In an interview, Mr. Kerry argued that the political climate in the United States had “matured a lot” since his run-in with the conservative bishops, and that there is tolerance for “people to act on their faith in ways that do not somehow cross a line into politics.” He suggested that it was a misstep for the conservative bishops to try again.

“It’s been there and done that,” he said. “And it doesn’t always work out well for people.”

But if anything, America’s church politics have become more polarized in the last 17 years. Some clergy close to Francis in the Vatican say privately that elements within the American church have become political and extremist.

Francis himself has said it is “an honor that the Americans attack me.” But on this issue, he, like Mr. Kerry, would prefer to talk about something else.

Sandro Magister, a Vatican expert with L’Espresso magazine, said that the issue was uniquely American, and was basically unheard of in Europe. He said, “The pope himself would rather not have this vivid debate.”

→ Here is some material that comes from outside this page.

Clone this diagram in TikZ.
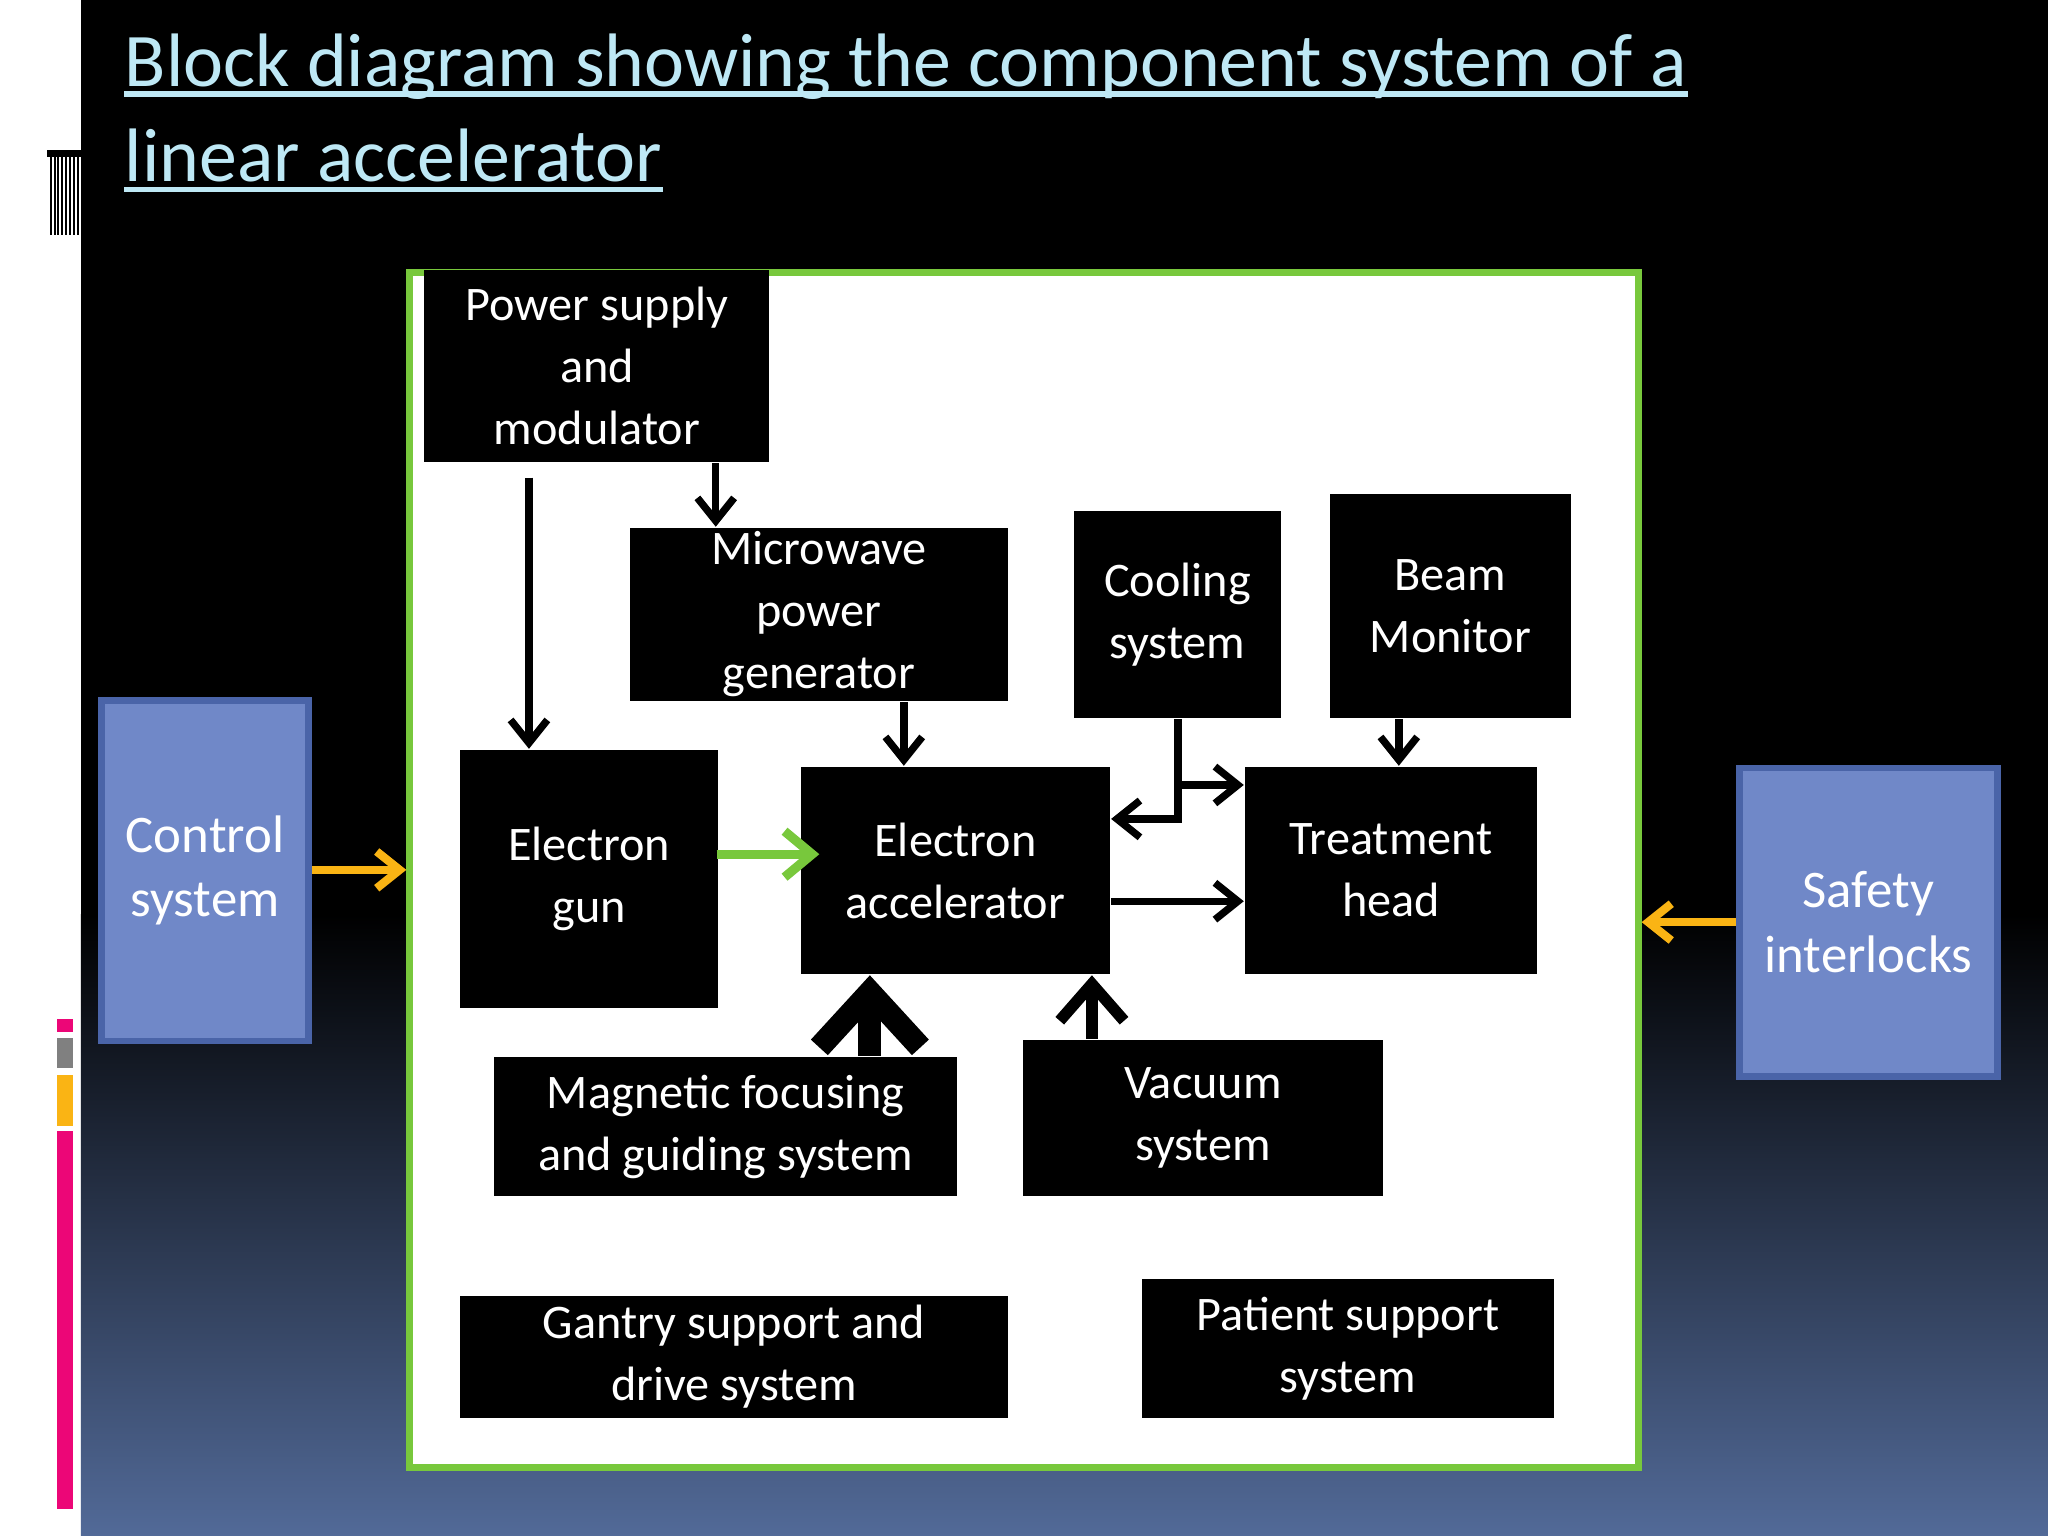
\documentclass[tikz,border=0pt]{standalone}
\usepackage{fontspec}
\setmainfont{Carlito}
\usetikzlibrary{arrows.meta,calc}
\definecolor{ttl}{RGB}{190,232,245}
\definecolor{ctl}{RGB}{112,136,200}
\definecolor{ctlb}{RGB}{74,100,168}
\definecolor{grn}{RGB}{120,200,60}
\definecolor{org}{RGB}{250,180,20}
\begin{document}
\begin{tikzpicture}[x=0.01cm,y=-0.01cm,
 box/.style={fill=black,text=white,align=center,inner sep=0pt,font=\fontsize{10.5}{13.5}\selectfont},
 blue/.style={fill=ctl,draw=ctlb,line width=1.5pt,text=white,align=center,inner sep=0pt,font=\fontsize{11.5}{14}\selectfont},
 arr/.style={-{Straight Barb[length=5pt,width=8pt]},line width=1.6pt,black},
 oarr/.style={-{Straight Barb[length=5pt,width=8pt]},line width=1.8pt,org}]
\newcommand{\bx}[7]{\node[#1,minimum width={(#5-#3)*0.01cm},minimum height={(#6-#4)*0.01cm}] (#2) at ({(#3+#5)/2},{(#4+#6)/2}) {#7};}
\useasboundingbox (0,0) rectangle (1568,1176);
\fill[white] (0,0) rectangle (62,1176);
\fill[black] (62,0) rectangle (1568,700);
\shade[top color=black,bottom color={rgb,255:red,82;green,106;blue,152}] (62,700) rectangle (1568,1176);
% left decorations
\foreach \x in {38,41,44,47,50,53,56,59} \fill[black] (\x,115) rectangle ++(1.5,65);
\fill[black] (36,115) rectangle (62,120);
\fill[magenta!80!red] (44,780) rectangle (56,790);
\fill[gray] (44,795) rectangle (56,818);
\fill[org] (44,823) rectangle (56,862);
\fill[magenta!80!red] (44,866) rectangle (56,1155);
% title
\node[anchor=base west,text=ttl,inner sep=0pt,font=\fontsize{16.5}{20}\selectfont] (t1) at (95,66) {Block diagram showing the component system of a};
\node[anchor=base west,text=ttl,inner sep=0pt,font=\fontsize{16.5}{20}\selectfont] (t2) at (95,139) {linear accelerator};
\draw[ttl,line width=1.2pt] (t1.base west)+(0,6) -- ($(t1.base east)+(0,6)$);
\draw[ttl,line width=1.2pt] (t2.base west)+(0,6) -- ($(t2.base east)+(0,6)$);
% frame
\node[fill=white,draw=grn,line width=1.5pt,minimum width=9.4cm,minimum height=9.14cm,inner sep=0pt] (frame) at (784,666) {};
\bx{box}{pw}{325}{207}{589}{354}{Power supply\\and\\modulator}
\bx{box}{mw}{482}{404}{772}{537}{Microwave\\power\\generator}
\bx{box}{cool}{822}{391}{981}{550}{Cooling\\system}
\bx{box}{bm}{1018}{378}{1203}{550}{Beam\\Monitor}
\bx{box}{gun}{352}{574}{550}{772}{Electron\\gun}
\bx{box}{acc}{613}{587}{850}{746}{Electron\\accelerator}
\bx{box}{th}{953}{587}{1177}{746}{Treatment\\head}
\bx{box}{mag}{378}{809}{733}{916}{Magnetic focusing\\and guiding system}
\bx{box}{vac}{783}{796}{1059}{916}{Vacuum\\system}
\bx{box}{gan}{352}{992}{772}{1086}{Gantry support and\\drive system}
\bx{box}{pat}{874}{979}{1190}{1086}{Patient support\\system}
\bx{blue}{ctl}{78}{536}{236}{797}{Control\\system}
\bx{blue}{saf}{1332}{588}{1529}{824}{Safety\\interlocks}
\coordinate (x405) at (405,0);
\coordinate (x548) at (548,0);
\coordinate (x692) at (692,0);
\coordinate (x902) at (902,0);
\coordinate (x1071) at (1071,0);
\coordinate (x666) at (666,0);
\coordinate (x836) at (836,0);
\coordinate (y627) at (0,627);
\coordinate (y601) at (0,601);
\coordinate (y690) at (0,690);
\coordinate (y654) at (0,654);
\coordinate (y666) at (0,666);
\coordinate (y706) at (0,706);
\draw[arr] ($(pw.south -| x405)+(0,11)$) -- (gun.north -| x405);
\draw[arr] (pw.south -| x548) -- (mw.north -| x548);
\draw[arr] (mw.south -| x692) -- (acc.north -| x692);
\draw[arr] (cool.south -| x902) |- (acc.east |- y627);
\draw[arr] (x902 |- y601) -- (th.west |- y601);
\draw[arr] (bm.south -| x1071) -- (th.north -| x1071);
\draw[arr] (acc.east |- y690) -- (th.west |- y690);
\draw[-{Straight Barb[length=6pt,width=10pt]},line width=2pt,grn] ($(gun.east |- y654)+(-2,0)$) -- ($(acc.west |- y654)+(15,0)$);
\draw[-{Straight Barb[length=12pt,width=22pt]},line width=5pt] (mag.north -| x666) -- (acc.south -| x666);
\draw[-{Straight Barb[length=8pt,width=14pt]},line width=2.5pt] (vac.north -| x836) -- (acc.south -| x836);
\draw[oarr] (ctl.east |- y666) -- (frame.west |- y666);
\draw[oarr] (saf.west |- y706) -- (frame.east |- y706);
\end{tikzpicture}
\end{document}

But the conservative American bishops have for weeks made clear they want to do more than talk.

On May 1, the archconservative bishop of San Francisco, Salvatore J. Cordileone, issued a letter arguing that “erring Catholic” politicians who supported abortion rights should be excluded from communion. House Speaker Nancy Pelosi, a Catholic and staunch supporter of abortion rights, is a parishioner in his San Francisco diocese.

Soon after, Archbishop Gomez sent a letter to the Vatican’s chief doctrinal office informing it that the American bishops’ conference was preparing to tackle “the worthiness to receive Holy Communion” by Catholic politicians who support abortion rights at their June meeting.

The Vatican apparently had seen enough. On May 7, Cardinal Ladaria wrote Archbishop Gomez urging caution. He said it would be “misleading” to present abortion and euthanasia as “the only grave matters of Catholic moral and social teaching.”

If the American bishops were going to crack the door open on the communion issue, Cardinal Ladaria added ominously, they should be prepared to consider extending the policy to all Catholics “rather than only one category of Catholics.”

The matter seemed settled. It wasn’t.

On May 22, Archbishop Gomez sent a letter to the American bishops defending the decision to schedule a vote, arguing — critics say with shocking disingenuousness — that doing so “reflects recent guidance from the Holy See.”